2012年4月9日月曜日

外山秀俊の『3・11 複合被災』『震災と原発 国家の過ち』の2冊を読んで


外山秀俊の『3・11 複合被災』『震災と原発 国家の過ち』の2冊を読みました。「元・朝日新聞の名文記者」と言われ第一線で活躍し独立した人物で、しっかりと現場で取材しながらも感情に溺れず、自分の立場を絶えず確認しながら書いているという印象を持ちました。

「原発事故が目前の脅威となってから、岩手や宮崎、そして福島でも津波被害の大きかった地域のことは、報道の前線から退いていった。新聞やテレビは、『被災してもがんばる』と前向きに生きる人々を大きく取り上げたが、『がんばれない人々』については目を背けていなかっただろうか。心情や情緒について、励ましや支援については多く語ったが、復旧や復興がこれほどまでに遅れたことについて、その構造のいびつさや政治の貧困を、鋭く追及してきただろうか。フリーのジャーナリストになった自分を含めて、今回の災害情報における『ジャーナリズム』の貧困を意識せざるをえない」(『3・11 複合被災』より)。ここに著者の立場がすべて言い表されていると思われます。

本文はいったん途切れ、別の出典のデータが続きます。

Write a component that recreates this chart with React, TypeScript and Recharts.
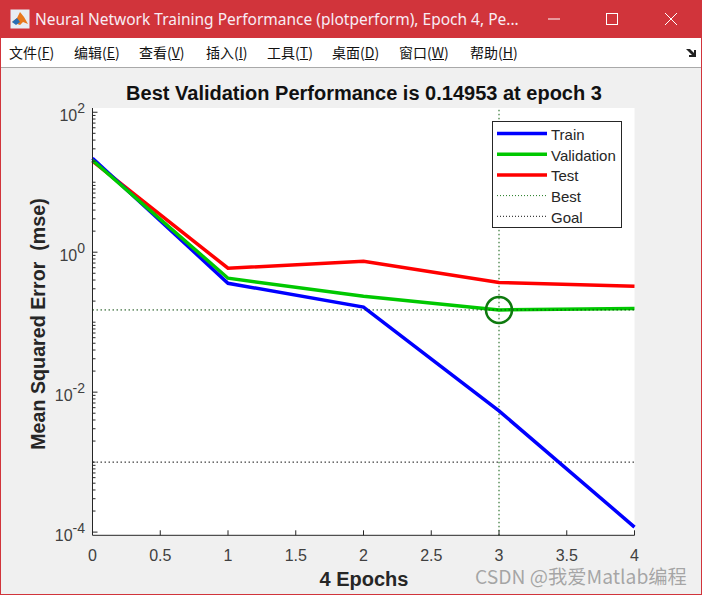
import React from "react";
import { ComposedChart, Line, XAxis, YAxis, CartesianGrid, Legend, ReferenceLine, ReferenceDot } from "recharts";

const epochs = [0, 1, 2, 3, 4];
const trainMse = [22, 0.36, 0.164, 0.0054, 0.000118];
const validationMse = [20.6, 0.425, 0.235, 0.14953, 0.157];
const testMse = [20, 0.59, 0.74, 0.37, 0.327];

const bestEpoch = 3;
const bestMse = 0.14953;
const goalMse = 0.001;

const xTicks = [0, 0.5, 1, 1.5, 2, 2.5, 3, 3.5, 4];
const majorTicks = [0.0001, 0.01, 1, 100];
const yTicks = [
  0.0001, 0.0002, 0.0003, 0.0004, 0.0005, 0.0006, 0.0007, 0.0008, 0.0009,
  0.001, 0.002, 0.003, 0.004, 0.005, 0.006, 0.007, 0.008, 0.009,
  0.01, 0.02, 0.03, 0.04, 0.05, 0.06, 0.07, 0.08, 0.09,
  0.1, 0.2, 0.3, 0.4, 0.5, 0.6, 0.7, 0.8, 0.9,
  1, 2, 3, 4, 5, 6, 7, 8, 9,
  10, 20, 30, 40, 50, 60, 70, 80, 90,
  100,
];
const yLabels: Record<number, string> = { 0.0001: "-4", 0.01: "-2", 1: "0", 100: "2" };

const legendItems = [
  { name: "Train", color: "#0000ff", width: 3.5, dash: undefined },
  { name: "Validation", color: "#00c800", width: 3.5, dash: undefined },
  { name: "Test", color: "#ff0000", width: 3.5, dash: undefined },
  { name: "Best", color: "#1f7a1f", width: 1, dash: "1 2" },
  { name: "Goal", color: "#111111", width: 1, dash: "1 2" },
];

const menus = [
  { zh: "文件", key: "F", x: 9 },
  { zh: "编辑", key: "E", x: 74 },
  { zh: "查看", key: "V", x: 139 },
  { zh: "插入", key: "I", x: 206 },
  { zh: "工具", key: "T", x: 267 },
  { zh: "桌面", key: "D", x: 332 },
  { zh: "窗口", key: "W", x: 399 },
  { zh: "帮助", key: "H", x: 470 },
];

const data = epochs.map((epoch, i) => ({
  epoch,
  train: trainMse[i],
  validation: validationMse[i],
  test: testMse[i],
}));

const FONT = "'Liberation Sans', Arial, sans-serif";
const INK = "#262626";

function XTick({ x, y, payload }: any) {
  return (
    <g>
      {payload.value !== 0 && <line x1={x} x2={x} y1={y} y2={y - 5} stroke={INK} />}
      <text x={x} y={y + 25.5} textAnchor="middle" fontSize={16} fontFamily={FONT} fill="#404040">
        {payload.value}
      </text>
    </g>
  );
}

function YTick({ x, y, payload }: any) {
  const major = majorTicks.includes(payload.value);
  const exp = yLabels[payload.value];
  return (
    <g>
      <line x1={x} x2={x + (major ? 5 : 3)} y1={y} y2={y} stroke={INK} />
      {exp && (
        <text x={x - 7.5} y={y + 8.5} textAnchor="end" fontSize={16} fontFamily={FONT} fill="#404040">
          10
          <tspan dy={-8} fontSize={14}>{exp}</tspan>
        </text>
      )}
    </g>
  );
}

function LegendBox() {
  return (
    <div style={{ width: 128, height: 105, background: "#fff", border: "1px solid #262626", fontFamily: FONT, fontSize: 15, color: INK }}>
      <svg width={128} height={105} style={{ display: "block" }}>
        {legendItems.map((item, i) => {
          const y = 11.5 + i * 20.7;
          return (
            <g key={item.name}>
              <line x1={4} x2={54} y1={y} y2={y} stroke={item.color} strokeWidth={item.width} strokeDasharray={item.dash} />
              <text x={58} y={y + 6.5} fontSize={15} fontFamily={FONT} fill={INK}>{item.name}</text>
            </g>
          );
        })}
      </svg>
    </div>
  );
}

function TitleBar() {
  return (
    <div style={{ position: "absolute", left: 0, top: 0, width: 702, height: 38, background: "#d1343b" }}>
      <svg width={20} height={20} style={{ position: "absolute", left: 10, top: 9 }}>
        <rect x={0.5} y={0.5} width={19} height={19} fill="#e8eef5" />
        <path d="M2 13 L7 9 L10 3 L14 8 L18 15 L13 13 L10 16 Z" fill="#e8791f" />
        <path d="M2 13 L7 9 L10 13 L6 16 Z" fill="#2b6fb5" />
      </svg>
      <div style={{ position: "absolute", left: 35, top: 8, fontFamily: "'Noto Sans', sans-serif", fontSize: 15.5, lineHeight: "22px", color: "#f8ecf4", whiteSpace: "nowrap" }}>
        Neural Network Training Performance (plotperform), Epoch 4, Pe...
      </div>
      <svg width={702} height={38} style={{ position: "absolute", left: 0, top: 0 }}>
        <line x1={548} x2={560} y1={19} y2={19} stroke="#fff" />
        <rect x={606.5} y={13.5} width={11} height={11} fill="none" stroke="#fff" />
        <path d="M665 13 L677 25 M677 13 L665 25" stroke="#fff" />
      </svg>
    </div>
  );
}

function MenuBar() {
  return (
    <div style={{ position: "absolute", left: 0, top: 38, width: 702, height: 30, background: "#fff", borderBottom: "1px solid #a9a9a9", boxSizing: "border-box" }}>
      {menus.map((m) => (
        <div key={m.key} style={{ position: "absolute", left: m.x, top: 3, fontFamily: "'Noto Sans CJK SC', sans-serif", fontSize: 14, lineHeight: "22px", color: "#111", whiteSpace: "nowrap" }}>
          {m.zh}(<u>{m.key}</u>)
        </div>
      ))}
      <svg width={12} height={10} style={{ position: "absolute", left: 685, top: 10 }}>
        <path d="M1 1 L5 1 L9 5 L9 2 L11 2 L11 9 L4 9 L4 7 L7 7 L3 3 Z" fill="#222" />
      </svg>
    </div>
  );
}

export default function App() {
  return (
    <div style={{ position: "absolute", left: 0, top: 0, width: 702, height: 595, overflow: "hidden", background: "#f0f0f0" }}>
      <ComposedChart
        width={702}
        height={595}
        data={data}
        margin={{ left: 42.5, right: 67.5, top: 108, bottom: 29.7 }}
        style={{ position: "absolute", left: 0, top: 0 }}
      >
        <CartesianGrid horizontal={false} vertical={false} fill="#ffffff" />
        <XAxis
          dataKey="epoch"
          type="number"
          domain={[0, 4]}
          ticks={xTicks}
          height={30}
          tick={<XTick />}
          tickLine={false}
          tickSize={0}
          tickMargin={0}
          axisLine={{ stroke: INK }}
          interval={0}
        />
        <YAxis
          type="number"
          scale="log"
          domain={[0.00009, 115]}
          allowDataOverflow
          ticks={yTicks}
          width={50}
          tick={<YTick />}
          tickLine={false}
          tickSize={0}
          tickMargin={0}
          axisLine={{ stroke: INK }}
          interval={0}
        />
        <ReferenceLine y={goalMse} stroke="#111111" strokeDasharray="1.5 2.5" />
        <ReferenceLine x={bestEpoch} stroke="#0a5a0a" strokeDasharray="1.5 2.5" />
        <Line dataKey="test" stroke="#ff0000" strokeWidth={3.5} dot={false} isAnimationActive={false} />
        <Line dataKey="train" stroke="#0000ff" strokeWidth={3.5} dot={false} isAnimationActive={false} />
        <Line dataKey="validation" stroke="#00c800" strokeWidth={3.5} dot={false} isAnimationActive={false} />
        <ReferenceLine y={bestMse} stroke="#0a4a0a" strokeDasharray="1.5 2.5" />
        <ReferenceDot x={bestEpoch} y={bestMse} r={13} fill="none" stroke="#0e7a0e" strokeWidth={2.5} />
        <Legend
          layout="vertical"
          align="center"
          verticalAlign="middle"
          content={<LegendBox />}
          wrapperStyle={{ left: 492, top: 121, width: 130, height: 107 }}
        />
      </ComposedChart>

      <TitleBar />
      <MenuBar />
      <div style={{ position: "absolute", left: 0, width: 702, top: 82, textAlign: "center", paddingLeft: 26, boxSizing: "border-box", fontFamily: FONT, fontWeight: 700, fontSize: 20, lineHeight: "22px", color: "#111" }}>
        Best Validation Performance is 0.14953 at epoch 3
      </div>
      <div style={{ position: "absolute", left: 264, width: 200, top: 568, textAlign: "center", fontFamily: FONT, fontWeight: 700, fontSize: 20, lineHeight: "22px", color: INK }}>
        4 Epochs
      </div>
      <div style={{ position: "absolute", left: 38, top: 323.5, width: 0, height: 0 }}>
        <div style={{ position: "absolute", left: -150, top: -11, width: 300, textAlign: "center", transform: "rotate(-90deg)", fontFamily: FONT, fontWeight: 700, fontSize: 19.7, lineHeight: "22px", color: INK, whiteSpace: "pre" }}>
          Mean Squared Error  (mse)
        </div>
      </div>
      <div style={{ position: "absolute", left: 475, top: 566, fontFamily: "'Noto Sans CJK SC', sans-serif", fontSize: 19.3, lineHeight: "20px", color: "rgba(90,90,90,0.5)", whiteSpace: "nowrap" }}>
        CSDN @我爱Matlab编程
      </div>
      <div style={{ position: "absolute", left: 0, top: 38, width: 1, height: 557, background: "#d1343b" }} />
      <div style={{ position: "absolute", left: 701, top: 38, width: 1, height: 557, background: "#d1343b" }} />
      <div style={{ position: "absolute", left: 0, top: 594, width: 702, height: 1, background: "#d1343b" }} />
    </div>
  );
}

一方、後者の本は、「文学で読み解く『3・11』」とあって、著者の考えてきたことが重層的に、引用した本と絡み合わせながら語られます。そして最後に、「このたたかいは、これまでの災害からだれが想像するよりも、ずっと長い時間がかかる。『無名』はまだ続く。いつまでも、苦難に我慢強く耐える『東北の思想』に甘えているわけにはいかないだろう。これまでのように、お上による『救済』を待つのではなく、民と民がお互いを支え合う新たな仕組みを創出する以外に、将来の道はない、と思う」と締めくくります。

ここのところは、氏が「最良のレポートに、出会った」という、開沼博の『「フクシマ」論』を意識しているように思えます。勿論、それがいかに容易ならざることかを意識したうえでのことでしょう。地域の発展のために中央政府と「抱き合った」(J.ダワー)福島の歴史と現実を見据えながら、「『脱原発』を進めるには、巨大な『安全神話』の成り立ちと、原発の無意識化の過程をもう一度肝に銘じるほかはない。そうでなければ私たちは、引き返すことのできない滅びへの道に、再び舞い戻るだろう」と書かれています。

著者の引用した文学とは、カミュの『ペスト』、カフカ『城』、島尾敏夫『出発はついに訪れず』、ハーバート・ノーマン『忘れられた思想家ー安藤昌益のこと』、エドガール・モラン『オルレオンのうわさ』、井伏鱒二『黒い雨』、ジョン・スタインベック『怒りの葡萄』です。宮沢賢治『雨ニモマケズ』は最後に少し。

私にとって印象深かったのは、井伏鱒二の引用です。『黒い雨』の女主人公を取りあげながら、実際の原爆症の認定を受けた人は、「被曝者健康手帳」を持つ人の2011年になってようやく3%強にとどまっているという事実の指摘でした。今回のフクシマの内部被曝の問題が公然と語られるようになったのも、「被曝者の長年の運動の積み重ねがあったからだろう」ということを私は初めて知りました。できればここで被曝した7万人の朝鮮人の存在、北朝鮮を含めた在韓被爆者の問題にも触れてほしかったですが・・・

さらにスタインベックの『怒りの葡萄』のストーリーを語りながら、「一家が郷里を追われ、流亡する悲惨な物語」と福島の実例を重ね合わせ、死産を経験した娘が死に際の男に彼の子供の哀願に応えて乳を与えるという強烈なシーンから、「希望」について語ります。「絶望の果てにも、人間が人間らしく生きようとすることをやめない姿が、私たちに『希望』を与えてくれる」というのです。そのことを福島や東北で出会った人々から著者は「教えられた」と記します。

そのことを踏まえたうえで、「民と民がお互いを支え合う新たな仕組みを創出する以外に、将来の道はない」と著者は記しているのですが、まさにそうだと思いつつ、福島・東北を差別・疎外してきたのは国内植民地主義(開沼博もそう説明しようとしています)であるならば、その闘いは地域から始めるべきだという自説に戻され、そこで闘いの端緒を見い出せない私ははたとうずくまるのです。